Zuletzt kommt Häring auch auf das Problem der wiederverheirateten Katholiken zu sprechen, für das er sich bei früheren Gelegenheiten zum Sprecher gemacht hat. Die Behandlung dieser Menschen durch die Kirche ist ein klares Zeichen dafür, wie man das Verhältnis zwischen Gesetz und Evangelium deutet. Auf der einen Seite muß man an den Grundsätzen festhalten, auf der anderen Seite muß man sich an das Wort Jesu erinnern, daß das Gesetz für die Menschen da ist und nicht umgekehrt: Es gilt, eine barmherzige Lösung zu finden. Mit anderen Worten: sich das Prinzip aneignen, das die orthodoxe Kirche "Ökonomie", die Katholiken "Epikie" nennen, eine Tugend, die der heilige Thomas von Aquin liebte, die aber selten außerhalb der Kreise von Fachtheologen erwähnt wird.

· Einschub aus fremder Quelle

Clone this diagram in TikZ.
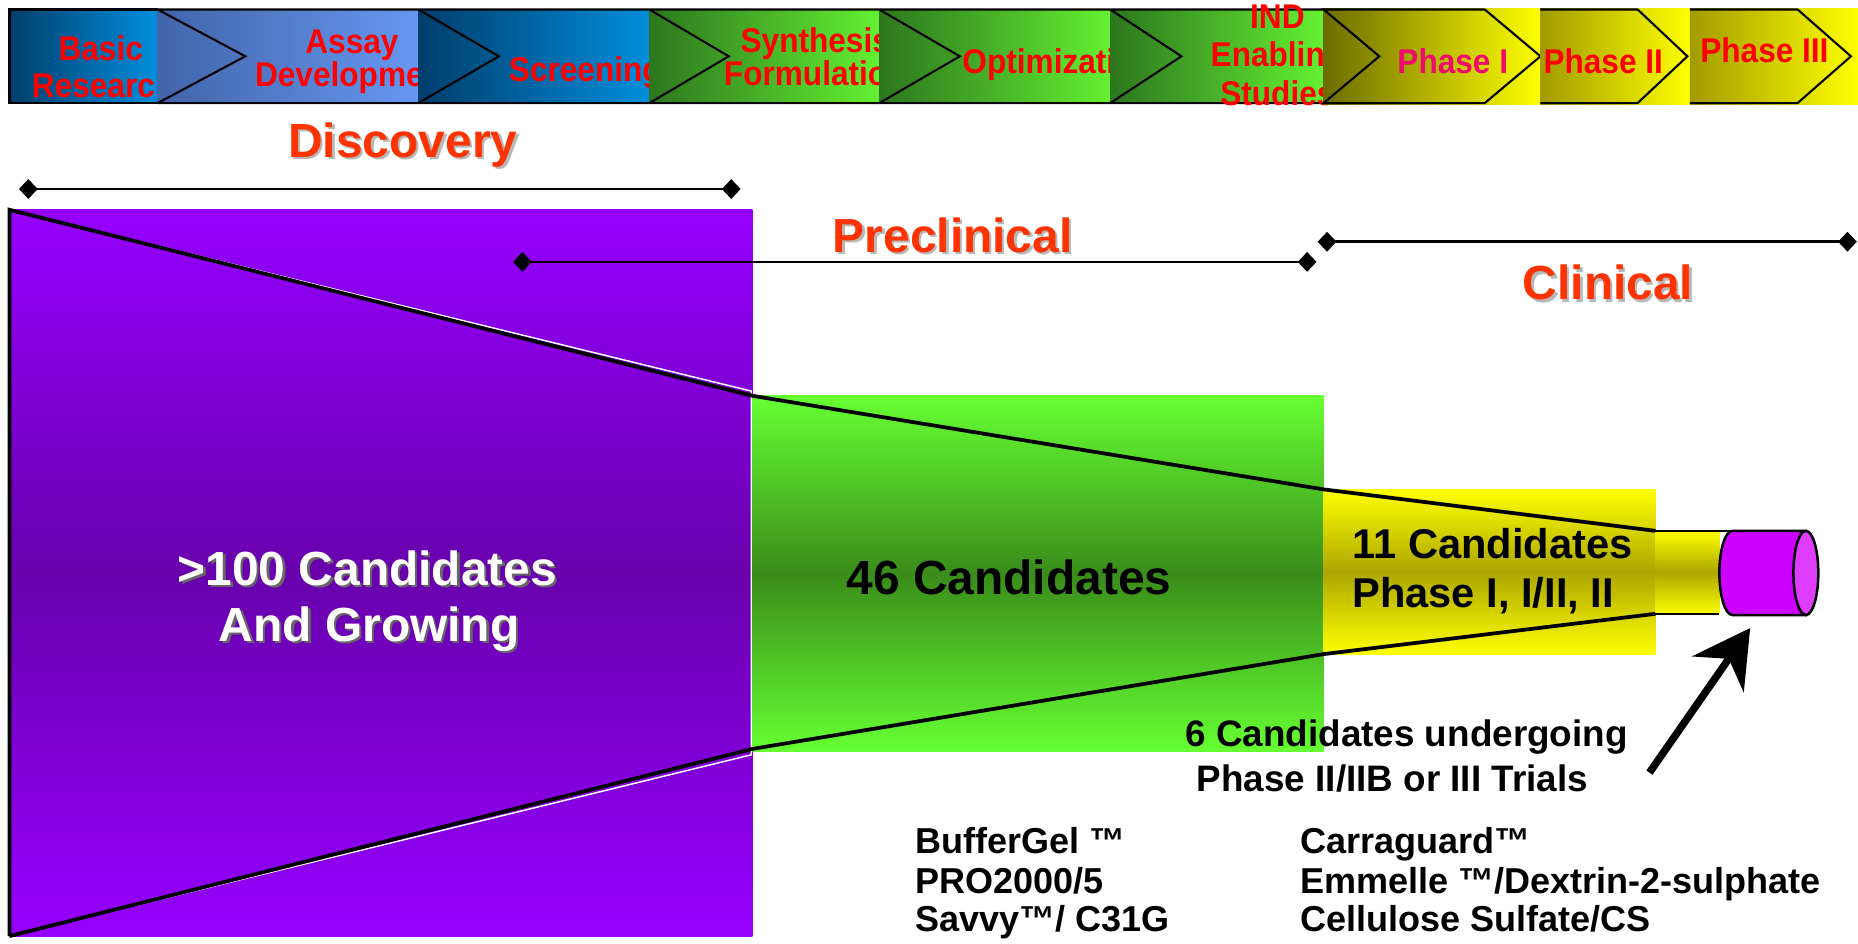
\documentclass[tikz,border=0pt]{standalone}
\usepackage{fontspec}
\setmainfont{Liberation Sans}
\newfontfamily\barfont[FakeStretch=0.92]{Liberation Sans}
\usetikzlibrary{arrows.meta}

\definecolor{barred}{RGB}{255,0,0}
\definecolor{phasepink}{RGB}{240,10,110}
\definecolor{titleorange}{RGB}{255,51,0}
\definecolor{navyL}{RGB}{0,62,108}
\definecolor{navyR}{RGB}{0,142,220}
\definecolor{assayL}{RGB}{66,100,170}
\definecolor{assayR}{RGB}{102,152,240}
\definecolor{greenL}{RGB}{45,118,30}
\definecolor{greenR}{RGB}{100,240,50}
\definecolor{oliveL}{RGB}{108,108,0}
\definecolor{oliveM}{RGB}{162,155,0}
\definecolor{purpleTop}{RGB}{150,0,255}
\definecolor{purpleMid}{RGB}{104,0,172}
\definecolor{greenTop}{RGB}{102,255,51}
\definecolor{greenMid}{RGB}{58,140,26}
\definecolor{yellowTop}{RGB}{255,255,0}
\definecolor{yellowMid}{RGB}{172,166,0}
\definecolor{cylBody}{RGB}{204,0,255}
\definecolor{cylFace}{RGB}{222,60,255}

\begin{document}
\begin{tikzpicture}[x=0.02cm,y=-0.02cm,
    bartext/.style={font=\barfont\bfseries\fontsize{16.5}{18}\selectfont,text=barred,anchor=base,inner sep=0pt},
    stagetitle/.style={font=\bfseries\fontsize{23}{26}\selectfont,text=titleorange,anchor=base,inner sep=0pt},
    titleshadow/.style={stagetitle,text=black!28},
    bigtext/.style={font=\bfseries\fontsize{23}{26}\selectfont,anchor=base,inner sep=0pt},
    midtext/.style={font=\bfseries\fontsize{20}{22}\selectfont,anchor=base west,inner sep=0pt},
    notetext/.style={font=\bfseries\fontsize{17.7}{20}\selectfont,anchor=base,inner sep=0pt},
    listtext/.style={font=\bfseries\fontsize{17.3}{20}\selectfont,anchor=base west,inner sep=0pt},
    chev/.style={line width=1pt},
    funnel/.style={line width=1.8pt},
    spanline/.style={line width=1.2pt,{Diamond[length=9pt,width=9.5pt]}-{Diamond[length=9pt,width=9.5pt]}}]
    \useasboundingbox (0,0) rectangle (1568,796);

    % Stage bar: basic research
    \fill[left color=navyL,right color=navyR] (8,8) rectangle (133,87);
    \draw[chev] (133,8) -- (8,8) -- (8,87) -- (133,87);
    \node[bartext] (basicA) at (85,51) {Basic};
    \node[bartext] (basicB) at (87,82) {Research};
    % assay development
    \fill[left color=assayL,right color=assayR] (133,8) rectangle (353,87);
    \draw[chev] (133,8) -- (353,8) (133,87) -- (353,87) (133,8) -- (207,47.5) -- (133,87);
    \node[bartext] (assayA) at (297,45) {Assay};
    \node[bartext] (assayB) at (299,73) {Development};
    % screening
    \fill[left color=navyL,right color=navyR] (353,8) rectangle (548,87);
    \draw[chev] (353,8) -- (548,8) (353,87) -- (548,87) (353,8) -- (421,47.5) -- (353,87);
    \node[bartext] (screen) at (494,69) {Screening};
    % synthesis / formulation
    \fill[left color=greenL,right color=greenR] (548,8) rectangle (742,87);
    \draw[chev] (548,8) -- (742,8) (548,87) -- (742,87) (548,8) -- (615,47.5) -- (548,87);
    \node[bartext] (synthA) at (688,44) {Synthesis};
    \node[bartext] (synthB) at (688,72) {Formulation};
    % optimization
    \fill[left color=greenL,right color=greenR] (742,8) rectangle (937,87);
    \draw[chev] (742,8) -- (937,8) (742,87) -- (937,87) (742,8) -- (810,47.5) -- (742,87);
    \node[bartext] (optim) at (893,62) {Optimization};
    % IND enabling studies
    \fill[left color=greenL,right color=greenR] (937,8) rectangle (1117,87);
    \draw[chev] (937,8) -- (1117,8) (937,87) -- (1117,87) (937,8) -- (997,47.5) -- (937,87);
    \node[bartext] (indA) at (1078,24) {IND};
    \node[bartext] (indB) at (1078,56) {Enabling};
    \node[bartext] (indC) at (1078,89) {Studies};
    % clinical phases
    \fill[left color=oliveL,right color=yellowTop] (1117,7) rectangle (1300,88);
    \draw[chev] (1117,8) -- (1253,8) -- (1300,47.5) -- (1253,87) -- (1117,87) -- (1164,47.5) -- cycle;
    \node[bartext,text=phasepink] (phaseA) at (1226,62) {Phase I};
    \fill[left color=oliveM,right color=yellowTop] (1300,7) rectangle (1426,88);
    \draw[chev] (1300,8) -- (1382,8) -- (1424,47.5) -- (1382,87) -- (1300,87);
    \node[bartext] (phaseB) at (1353,62) {Phase II};
    \fill[left color=oliveM,right color=yellowTop] (1426,7) rectangle (1568,88);
    \draw[chev] (1426,8) -- (1517,8) -- (1562,47.5) -- (1517,87) -- (1426,87);
    \node[bartext] (phaseC) at (1489,53) {Phase III};

    % Funnel corners
    \coordinate (fTL) at (8,177);
    \coordinate (fTA) at (635,334);
    \coordinate (fTB) at (1117,413);
    \coordinate (fTC) at (1397,448);
    \coordinate (fBL) at (8,790);
    \coordinate (fBA) at (635,632);
    \coordinate (fBB) at (1117,552);
    \coordinate (fBC) at (1397,518);
    \coordinate (tubeEnd) at (1451,518);
    \coordinate (cylTop) at (1462,448);
    \coordinate (cylR) at (1524,483.5);

    % Candidate blocks
    \fill[top color=purpleTop,bottom color=purpleTop,middle color=purpleMid] (8,177) rectangle (635,790);
    \fill[top color=greenTop,bottom color=greenTop,middle color=greenMid] (635,334) rectangle (1117,634);
    \fill[top color=yellowTop,bottom color=yellowTop,middle color=yellowMid] (1117,413) rectangle (1397,552);
    \fill[top color=yellowTop,bottom color=yellowTop,middle color=yellowMid] (1397,448) rectangle (1451,518);

    % Funnel outline
    \draw[white,line width=0.7pt] (fTL) -- (634,330) -- (634,637) -- (fBL);
    \draw[funnel] (fBL) -- (fTL) -- (fTA) -- (fTB) -- (fTC);
    \draw[funnel] (fBL) -- (fBA) -- (fBB) -- (fBC);
    \draw[line width=1.2pt] (fTC) -- (cylTop);
    \draw[line width=1.2pt] (fBC) -- (tubeEnd);

    % Cylinder
    \filldraw[fill=cylBody,line width=1.2pt] (cylTop) -- (1524,448) -- (1524,519) -- (1462,519)
        .. controls (1455.9,519) and (1451,503.1) .. (1451,483.5)
        .. controls (1451,463.9) and (1455.9,448) .. (cylTop) -- cycle;
    \filldraw[fill=cylFace,line width=1.2pt] (cylR) ellipse [x radius=10.5, y radius=35.5];

    % Stage spans
    \coordinate (discL) at (16,159.5);
    \coordinate (discR) at (625,159.5);
    \coordinate (preL) at (433,221);
    \coordinate (preR) at (1111,221);
    \coordinate (clinL) at (1112,204);
    \coordinate (clinR) at (1567,204);
    \draw[spanline] (discL) -- (discR);
    \draw[spanline] (preL) -- (preR);
    \draw[spanline] (clinL) -- (clinR);

    \node[titleshadow] (discS) at (342,135) {Discovery};
    \node[stagetitle] (disc) at (340,133) {Discovery};
    \node[titleshadow] (preS) at (806,215) {Preclinical};
    \node[stagetitle] (pre) at (804,213) {Preclinical};
    \node[titleshadow] (clinS) at (1359,255) {Clinical};
    \node[stagetitle] (clin) at (1357,253) {Clinical};

    % Candidate counts
    \node[bigtext,text=black!60] (hundredS) at (312,496) {>100 Candidates};
    \node[bigtext,text=white] (hundredA) at (310,494) {>100 Candidates};
    \node[bigtext,text=black!60] (growS) at (313.5,543) {And Growing};
    \node[bigtext,text=white] (hundredB) at (311.5,541) {And Growing};
    \node[bigtext] (fortysix) at (851.5,502) {46 Candidates};
    \node[midtext] (elevenA) at (1141,471) {11 Candidates};
    \node[midtext] (elevenB) at (1141,513) {Phase I, I/II, II};
    \node[notetext] (sixA) at (1187,630) {6 Candidates undergoing};
    \node[notetext] (sixB) at (1175,668) {Phase II/IIB or III Trials};

    % Pointer to the six candidates
    \coordinate (arrTail) at (1392,652);
    \coordinate (arrTip) at (1477,530);
    \draw[line width=3.6pt,-{Stealth[length=27pt,width=30pt,inset=9pt]}] (arrTail) -- (arrTip);

    % Product list
    \node[listtext] (prodA) at (772,720) {BufferGel ™};
    \node[listtext] (prodB) at (772,754) {PRO2000/5};
    \node[listtext] (prodC) at (772,786) {Savvy™/ C31G};
    \node[listtext] (prodD) at (1097,720) {Carraguard™};
    \node[listtext] (prodE) at (1097,754) {Emmelle ™/Dextrin-2-sulphate};
    \node[listtext] (prodF) at (1097,786) {Cellulose Sulfate/CS};
\end{tikzpicture}
\end{document}
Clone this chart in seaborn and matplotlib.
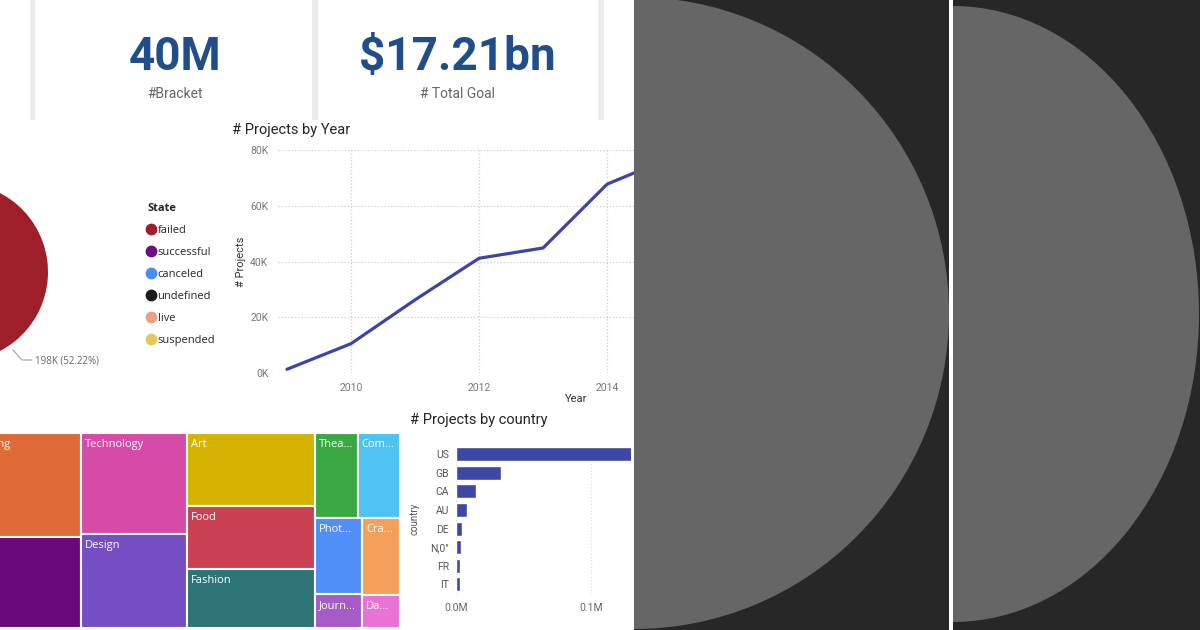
import pandas as pd
import seaborn as sns
import matplotlib.pyplot as plt
import matplotlib.transforms as mtransforms
from matplotlib.patches import Rectangle, Ellipse
from matplotlib.lines import Line2D
from matplotlib.ticker import FuncFormatter

# KPI cards
kpi_values = ["40M", "$17.21bn"]
kpi_labels = ["#Bracket", "# Total Goal"]

# projects by state (pie)
states = ["failed", "successful", "canceled", "undefined", "live", "suspended"]
state_counts = [197719, 133956, 38779, 3562, 2799, 1846]
state_colors = ["#9e1f2a", "#6b0f80", "#4b8df8", "#1b1b1b", "#e8a283", "#e3c85e"]

# projects by year (line)
years = [2009, 2010, 2011, 2012, 2013, 2014, 2015]
projects_per_year = [1329, 10519, 26237, 41165, 44851, 67745, 77300]

# projects by country (bar)
countries = ["US", "GB", "CA", "AU", "DE", 'N,0"', "FR", "IT"]
country_counts = [292627, 33672, 14756, 7839, 4171, 3797, 2939, 2878]

# projects by main category (treemap)
categories = ["Film & Video", "Music", "Publishing", "Games", "Technology", "Design",
              "Art", "Food", "Fashion", "Theater", "Comics", "Photography", "Crafts",
              "Journalism", "Dance"]
cat_counts = [63585, 51918, 39874, 35231, 32569, 30070, 28153, 24602, 22816,
              10913, 10819, 10779, 8809, 4755, 3768]
cat_labels = ["Film & Video", "Music", "Publishing", "Games", "Technology", "Design",
              "Art", "Food", "Fashion", "Thea...", "Com...", "Phot...", "Cra...",
              "Journ...", "Da..."]
cat_colors = ["#118dff", "#12239e", "#dd6b35", "#6a0a7a", "#d64aa8", "#744ec2",
              "#d6b300", "#c94152", "#2e7376", "#3aa843", "#4ec2f0", "#4f8ff7",
              "#f5a05a", "#a75bc9", "#ea72d2"]
# how the treemap cells are nested: 'h' splits left-right, 'v' splits top-bottom
tree = ("h", [("v", [0]), ("v", [1]), ("v", [2, 3]), ("v", [4, 5]), ("v", [6, 7, 8]),
              ("v", [("h", [9, 10]), ("h", [("v", [11, 13]), ("v", [12, 14])])])])

sns.set_theme(style="white")
plt.rcParams["font.family"] = ["Open Sans", "DejaVu Sans"]
DIN = ["Roboto", "DejaVu Sans"]

W, H = 1200, 630
fig = plt.figure(figsize=(12, 6.3), dpi=100, facecolor="white")


def px_axes(x, y, w, h):
    return fig.add_axes([x / W, 1 - (y + h) / H, w / W, h / H])


def px_text(x, y, s, **kw):
    fig.text(x / W, 1 - y / H, s, **kw)


# ---- KPI cards
for x0, w in [(30, 5), (312, 6), (598, 6)]:
    fig.add_artist(Rectangle((x0 / W, 1 - 120 / H), w / W, 120 / H,
                             transform=fig.transFigure, color="#ebebeb", lw=0))
for cx, val, lab in zip([175, 457], kpi_values, kpi_labels):
    px_text(cx, 57, val, ha="center", va="center", fontsize=33, weight="bold",
            color="#1f4e8a", family=DIN)
    px_text(cx, 94, lab, ha="center", va="center", fontsize=10, color="#666666", family=DIN)

# ---- pie
axP = px_axes(-130, 183, 178, 178)
axP.pie(state_counts, colors=state_colors, startangle=90, counterclock=False,
        wedgeprops=dict(linewidth=0))
axP.set_xlim(-1, 1)
axP.set_ylim(-1, 1)
total_state = sum(state_counts)
fig.add_artist(Line2D([13 / W, 22 / W, 32 / W], [1 - 350 / H, 1 - 360 / H, 1 - 360 / H],
                      transform=fig.transFigure, color="#a0a0a0", lw=0.8))
px_text(35, 361, f"{state_counts[0] / 1000:.0f}K ({state_counts[0] / total_state * 100:.2f}%)",
        va="center", fontsize=7, color="#666666")

handles = [Line2D([], [], marker="o", ls="", color=c, markersize=7.5) for c in state_colors]
fig.legend(handles, states, title="State", loc="upper left",
           bbox_to_anchor=(142 / W, 1 - 197 / H), frameon=False, fontsize=8,
           title_fontproperties={"weight": "bold", "size": 8}, alignment="left",
           handlelength=0.7, handletextpad=0.2, labelspacing=1.0, borderpad=0)

# ---- line chart
axL = px_axes(278, 150, 356, 223)
df_year = pd.DataFrame({"Year": years, "Projects": projects_per_year})
sns.lineplot(data=df_year, x="Year", y="Projects", color="#3b45a3", lw=2.3, ax=axL)
axL.set_xlim(2008.86, 2014.42)
axL.set_ylim(0, 80000)
axL.set_xticks([2010, 2012, 2014])
axL.set_yticks(range(0, 80001, 20000))
axL.yaxis.set_major_formatter(FuncFormatter(lambda v, p: f"{v / 1000:.0f}K"))
axL.grid(True, ls=":", color="#cccccc", lw=0.9)
for s in axL.spines.values():
    s.set_visible(False)
axL.tick_params(length=0, colors="#777777", labelsize=7.5, pad=7)
for t in axL.get_xticklabels() + axL.get_yticklabels():
    t.set_family(DIN)
axL.set_xlabel("Year", fontsize=8, color="#333333", family=DIN)
axL.set_ylabel("# Projects", fontsize=8, color="#333333", family=DIN)
axL.xaxis.set_label_coords((576 - 278) / 356, -0.094)
axL.yaxis.set_label_coords(-0.09, 0.5)
px_text(232, 130, "# Projects by Year", va="center", fontsize=10.5, color="#252423", family=DIN)

# ---- bar chart
axB = px_axes(456, 445, 175, 148.6)
df_country = pd.DataFrame({"country": countries, "Projects": country_counts})
sns.barplot(data=df_country, x="Projects", y="country", orient="h", color="#3d47a6",
            width=0.75, saturation=1, ax=axB)
axB.set_xlim(0, 129600)
axB.set_xticks([0, 100000])
axB.xaxis.set_major_formatter(FuncFormatter(lambda v, p: f"{v / 1e6:.1f}M"))
axB.grid(True, axis="x", ls=":", color="#dddddd", lw=0.9)
axB.set_axisbelow(True)
for s in axB.spines.values():
    s.set_visible(False)
axB.tick_params(axis="x", length=0, colors="#666666", labelsize=7.5, pad=7)
axB.tick_params(axis="y", length=0, colors="#555555", labelsize=7.5, pad=5)
for t in axB.get_xticklabels() + axB.get_yticklabels():
    t.set_family(DIN)
axB.set_xlabel("")
axB.set_ylabel("country", fontsize=7, color="#555555", family=DIN)
axB.yaxis.set_label_coords(-0.21, 0.5)
px_text(410, 420, "# Projects by country", va="center", fontsize=10.5, color="#252423", family=DIN)

# ---- treemap
axT = px_axes(0, 433, 400, 195)


def node_sum(node):
    if isinstance(node, int):
        return cat_counts[node]
    return sum(node_sum(k) for k in node[1])


def place(node, x, y, w, h, cells):
    if isinstance(node, int):
        cells.append((node, x, y, w, h))
        return
    kind, kids = node
    tot = node_sum(node)
    for k in kids:
        frac = node_sum(k) / tot
        if kind == "h":
            place(k, x, y, w * frac, h, cells)
            x += w * frac
        else:
            place(k, x, y, w, h * frac, cells)
            y += h * frac


cells = []
total_cat = sum(cat_counts)
place(tree, 0, 0, total_cat, 1, cells)
label_tr = mtransforms.offset_copy(axT.transData, fig=fig, x=4, y=-6, units="dots")
for i, x, y, w, h in cells:
    axT.add_patch(Rectangle((x, y), w, h, facecolor=cat_colors[i], edgecolor="white", lw=1.5))
    axT.text(x, y, cat_labels[i], transform=label_tr, ha="left", va="top", fontsize=8,
             color="white", clip_on=True)
axT.set_xlim(total_cat - 235500, total_cat)
axT.set_ylim(1, 0)
axT.set_axis_off()

# ---- dark decorative panels on the right (white gap between them)
for x0, x1, ell in [(634, 949, ((634, 313), 630, 632)), (953, 1200, ((953, 314), 492, 616))]:
    axD = px_axes(x0, 0, x1 - x0, 630)
    axD.set_xlim(x0, x1)
    axD.set_ylim(630, 0)
    axD.add_patch(Rectangle((x0, 0), x1 - x0, 630, color="#272727", lw=0))
    axD.add_patch(Ellipse(ell[0], ell[1], ell[2], color="#666666", lw=0))
    axD.set_axis_off()

fig.savefig("out.png", dpi=100, facecolor="white")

Diese Buch wird vielleicht einen Teil der Leser schockieren. Aber niemand kann bestreiten, daß Bernhard Häring ein Mann ist, der ein langes Leben als Lehrer in der Kirche der Aufgabe gewidmet hat, das "Gesetz Christi" zu verkünden und es lieben zu lehren, ein Mann, dessen tiefe Liebe zur Kirche und dessen Respekt vor der Kirche niemand bezweifeln kann. Ein Mann, der nach dem Beispiel. seines Meisters und zahlreicher Heiliger seinem Gewissen gefolgt ist und gerade heraus über Mißverhältnisse gesprochen hat, denen man abhelfen muß. Er ist, wenn irgendeiner, ein loyaler Systemkritiker.
Bernhard Häring:
Meine Hoffnung für die Kirche
Herder 1996.
Frau Prof. Gunnel Vallquist, Mitglied der Schwedischen Akademie, ist ständige Mitarbeiterin der Zeitschrift "St. Olav", einer norwegischen katholischen Zeitschrift für Religion und Kultur. Der vorliegende Beitrag erschien in norwegischer Sprache in der Nr. 6-7/1997 dieser Zeitschrift.